Mat Making
In the days when prisons were under the local authorities, mat-making and its allied trades for sale to the public formed the staple of the industrial employment of prisoners.
This, of course, gave rise to pressure from rival manufacturers or workmen, who complained of prison competition as unfair, but the Visiting Justices of Quarter Sessions, not being elected by household suffrage, could deal with this matter on its merits...
The late Prison Committee, indeed, very truly state that the amount of competition from prison-made mats was so small compared with the total volume of trade that it practically could make no difference to the free employers or workmen...
But this abstract truth is of no avail against a number of agitators and voters whose 'invincible ignorance' leads them to maintain that it does...

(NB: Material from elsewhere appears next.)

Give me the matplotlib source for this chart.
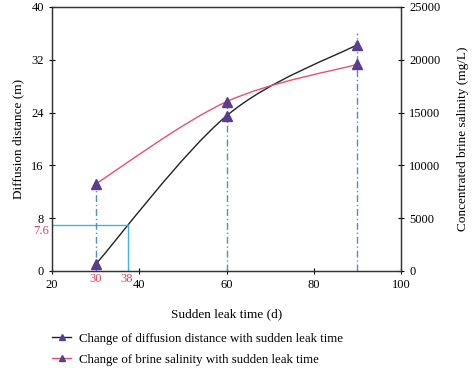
import numpy as np
import matplotlib.pyplot as plt
from matplotlib.path import Path
from matplotlib.patches import PathPatch
from matplotlib.lines import Line2D

plt.rcParams['font.family'] = ['Liberation Serif', 'DejaVu Serif']
plt.rcParams['font.size'] = 9

# Data
leak_time = [30, 60, 90]
diffusion = [1.0, 23.5, 34.3]          # m (left axis)
salinity = [8240, 16030, 19570]        # mg/L (right axis)
mark_label_x = '38'
mark_label_y = '7.6'
mark_line_x = 37.5                     # where the guide lines sit in the picture
mark_line_y = 6.9

black = '#222222'
red = '#e8506a'
purple = '#5a3c90'
dashblue = '#4f8fc8'
cyan = '#3cb4e0'
labelred = '#e0405a'


def smooth_path(xs, ys):
    # Catmull-Rom style bezier through the points (like a smoothed line)
    pts = np.column_stack([xs, ys]).astype(float)
    verts = [pts[0]]
    codes = [Path.MOVETO]
    n = len(pts)
    for i in range(n - 1):
        p_prev = pts[i - 1] if i > 0 else pts[i]
        p_next = pts[i + 2] if i + 2 < n else pts[i + 1]
        c1 = pts[i] + (pts[i + 1] - p_prev) / 6
        c2 = pts[i + 1] - (p_next - pts[i]) / 6
        verts += [c1, c2, pts[i + 1]]
        codes += [Path.CURVE4] * 3
    return Path(verts, codes)


fig = plt.figure(figsize=(4.74, 3.68), dpi=100)
ax = fig.add_axes([0.110, 0.264, 0.736, 0.717])
ax2 = ax.twinx()

ax.set_xlim(20, 100)
ax.set_ylim(0, 40)
ax2.set_ylim(0, 25000)

# guide lines for the 7.6 m / 38 d reading
ax.plot([20, mark_line_x], [mark_line_y, mark_line_y], color=cyan, lw=1)
ax.plot([mark_line_x, mark_line_x], [0, mark_line_y], color=cyan, lw=1)

# dash-dot drops from the points
tops = [13.2, 25.8, 36.0]
for x, t in zip(leak_time, tops):
    ax.plot([x, x], [0, t], color=dashblue, lw=1, ls=(0, (5, 2, 1, 2)))

ax.add_patch(PathPatch(smooth_path(leak_time, diffusion), fc='none', ec=black, lw=1))
ax2.add_patch(PathPatch(smooth_path(leak_time, salinity), fc='none', ec=red, lw=1))
ax.plot(leak_time, diffusion, ls='none', marker='^', ms=7, color=purple)
ax2.plot(leak_time, salinity, ls='none', marker='^', ms=7, color=purple)

ax.set_xticks([20, 40, 60, 80, 100])
ax.set_yticks([0, 8, 16, 24, 32, 40])
ax2.set_yticks([0, 5000, 10000, 15000, 20000, 25000])
for a in (ax, ax2):
    a.tick_params(direction='inout', length=5, width=0.8, labelsize=9)
    for s in a.spines.values():
        s.set_linewidth(0.9)
        s.set_color('#333333')

ax.set_xlabel('Sudden leak time (d)', fontsize=9.5, labelpad=12)
ax.set_ylabel('Diffusion distance (m)', fontsize=9.5, labelpad=5)
ax2.set_ylabel('Concentrated brine salinity (mg/L)', fontsize=9.5, labelpad=12)

# red reading labels
ax.text(19.3, 6.0, mark_label_y, color=labelred, ha='right', va='center', fontsize=9)
ax.text(30, -0.4, '30', color=labelred, ha='center', va='top', fontsize=9)
ax.text(37.0, -0.4, mark_label_x, color=labelred, ha='center', va='top', fontsize=9)

handles = [
    Line2D([], [], color=black, lw=1, marker='^', ms=5, mfc=purple, mec=purple),
    Line2D([], [], color=red, lw=1, marker='^', ms=5, mfc=purple, mec=purple),
]
labels = ['Change of diffusion distance with sudden leak time',
          'Change of brine salinity with sudden leak time']
fig.legend(handles, labels, loc='upper left', bbox_to_anchor=(0.085, 0.127),
           frameon=False, fontsize=9.3, handlelength=1.5, labelspacing=0.7,
           handletextpad=0.6)

fig.savefig('out.png', dpi=100)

This trade, therefore, gradually and largely diminished as a prison employment...
Extract 1: Mat Making
The mat making account showed a net profit of 37l 12s 2d, leaving a balance of 7l 2s 6d in the treasurer's hands. There is a large quantity of mats on hand, and there is difficulty in disposing of them.
Report of the Visiting Justices to the Huntingdonshire Michaelmas Quarter Sessions, 1870
Extract 2: Mat Making
The prisoner is at once put into a separate cell, and provided with labour...if he is a man without any faculty for learning a trade, he is consigned to the exceedingly low occupation of mat-making, which any creature slightly above a quadruped can manage.